U.S. Vice President Joe Biden arrives on stage during a campaign event at the Chesterfield Country Fairgrounds September 25, 2012 in Chesterfield, Virginia. Photo by Win McNamee/Getty Images

CHESTERFIELD, Va. -- Countering Republican claims that President Obama has failed to resolve partisan gridlock in Washington, Vice President Joe Biden said GOP nominee Mitt Romney and running Paul Ryan think compromise is a "dirty word," and blamed Ryan for contributing to the budget stalemate in the House.

"They have rejected every effort to reduce the national debt if that effort required even one dollar, one dime in additional revenue coming from people making more than one million dollars. That's a fact," Biden told about 600 people at a campaign rally. "Ladies and gentlemen, these guys think compromise is somehow a dirty word."

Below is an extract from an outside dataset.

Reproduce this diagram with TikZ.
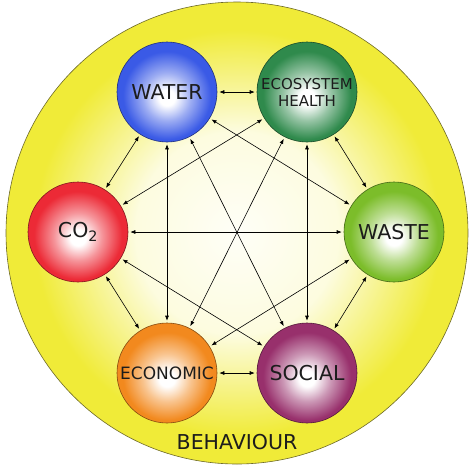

Biden cited comments by Romney during the Republican primaries when he said that as president he would reject a hypothetical plan to reduce the national debt if it raised taxes, even if the ratio was $10 of spending cuts for every $1 in new tax revenue. He also cited Romney's choice of Ryan as his running mate as proof he is uninterested in legislative deal-making.

As the chairman of the House Budget Committee, Ryan wrote a conservative-backed budget proposal that called for freezing most domestic spending for five years, repealing President Obama's economic stimulus law and lowering the top tax rates for individuals and corporations from the current 35 percent to 25 percent. The House failed to pass a budget after the majority Republicans and the Obama White House failed to agree on a compromise.

Biden also criticized Romney for secretly recorded remarks that 47 percent of Americans pay no taxes and so won't vote for him. "The fact is, these people pay a lot of taxes," Biden said. "Social Security taxes, Medicare taxes, state and local taxes, gas taxes, property taxes."